A legal victory could force a restructuring of the SPSPA, allowing Freddie Mac to retain capital and resume dividend payments. Conversely, a ruling upholding the government’s position would solidify the Treasury’s senior position and confirm the impairment of the junior shares. Regulatory risk remains, as Congress could enact new legislation defining the future status of the GSEs, which could override any court ruling.
Given the suspension of dividends, tax considerations relate primarily to capital gains and losses. Since the shares trade at depressed prices, many investors have a high cost basis relative to the current market value, creating the potential for a capital loss if sold. This loss is reported on IRS Form 8949 and summarized on Schedule D, subject to the $3,000 annual limit against ordinary income for net losses.

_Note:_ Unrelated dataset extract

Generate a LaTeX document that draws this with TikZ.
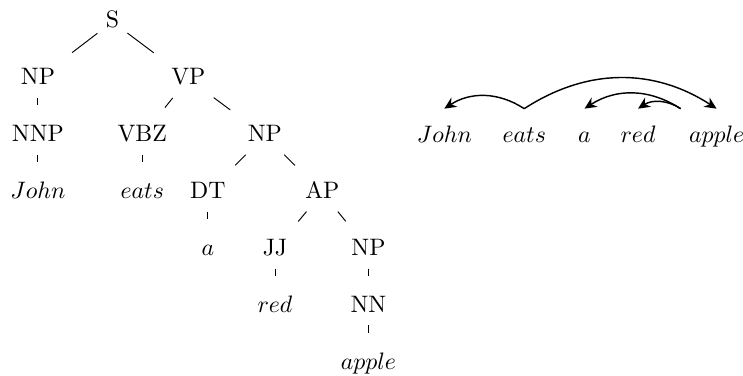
\documentclass[tikz,border=0pt]{standalone}
\usepackage{amsmath}
\usetikzlibrary{arrows.meta}

\begin{document}
\begin{tikzpicture}[auto,
    category/.style ={anchor=base, text height=7pt, text depth=2pt},
    token/.style ={anchor=base, text height=7pt, text depth=2pt, inner ysep=6.9pt},
    branch/.style ={shorten >=4.8pt},
    arc/.style ={semithick, -{Stealth[length=5pt,width=4.6pt,inset=1.6pt]}}]
   \useasboundingbox (0,0) rectangle (10.97,-5.55);

   \node[category] (S) at (1.66,-0.41) {S};
   \node[category] (NPa) at (0.56,-1.25) {NP};
   \node[category] (VP) at (2.78,-1.25) {VP};
   \node[category] (NNP) at (0.56,-2.09) {NNP};
   \node[category] (VBZ) at (2.10,-2.09) {VBZ};
   \node[category] (NPb) at (3.91,-2.09) {NP};
   \node[category] (wJohn) at (0.56,-2.93) {$John$};
   \node[category] (weats) at (2.10,-2.93) {$eats$};
   \node[category] (DT) at (3.07,-2.93) {DT};
   \node[category] (AP) at (4.76,-2.93) {AP};
   \node[category] (wa) at (3.07,-3.77) {$a$};
   \node[category] (JJ) at (4.06,-3.77) {JJ};
   \node[category] (NPc) at (5.44,-3.77) {NP};
   \node[category] (wred) at (4.06,-4.61) {$red$};
   \node[category] (NN) at (5.44,-4.61) {NN};
   \node[category] (wapple) at (5.44,-5.45) {$apple$};

   \draw[branch] (S) -- (NPa);
   \draw[branch] (S) -- (VP);
   \draw[branch] (NPa) -- (NNP);
   \draw[branch] (NNP) -- (wJohn);
   \draw[branch] (VP) -- (VBZ);
   \draw[branch] (VP) -- (NPb);
   \draw[branch] (VBZ) -- (weats);
   \draw[branch] (NPb) -- (DT);
   \draw[branch] (NPb) -- (AP);
   \draw[branch] (DT) -- (wa);
   \draw[branch] (AP) -- (JJ);
   \draw[branch] (AP) -- (NPc);
   \draw[branch] (JJ) -- (wred);
   \draw[branch] (NPc) -- (NN);
   \draw[branch] (NN) -- (wapple);

   \node[token] (John) at (6.56,-2.10) {$John$};
   \node[token] (eats) at (7.74,-2.10) {$eats$};
   \node[token] (a) at (8.63,-2.10) {$a$};
   \node[token] (red) at (9.42,-2.10) {$red$};
   \node[token] (apple) at (10.58,-2.10) {$apple$};

   \draw[arc] (eats.north) to[bend right=33] (John.north);
   \draw[arc] (eats.north) to[bend left=33] (apple.north);
   \draw[arc] (apple.north west) to[bend right=33] (a.north);
   \draw[arc] (apple.north west) to[bend right=33] (red.north);
\end{tikzpicture}
\end{document}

If a shareholder achieves a substantial recovery through litigation or recapitalization, the tax treatment depends on its underlying nature. Recovery compensating for the lost value of the stock, or a refund of the original purchase price, is generally treated as a return of capital. This return first reduces the investor’s cost basis, and any amount exceeding the basis is taxed as a capital gain.
If a portion of the recovery is compensation for lost profits or accrued dividends, that amount may be taxed as ordinary income. The tax characterization hinges on the specific wording of the final judgment or settlement agreement.
Should the conservatorship end and Freddie Mac resume dividend payments on cumulative preferred shares, any accrued dividends paid out would likely be classified as non-qualified dividends. These are taxed at the investor’s ordinary income rate, rather than the lower Qualified Dividend Income (QDI) rate.
Investors must maintain meticulous records of their cost basis, including any adjustments from prior legal settlements. The IRS treats any recovery paid in stock as income equal to the fair market value of the shares received, which becomes the new cost basis. Consultation with a tax professional specializing in securities litigation settlements is essential to accurately report any eventual recovery.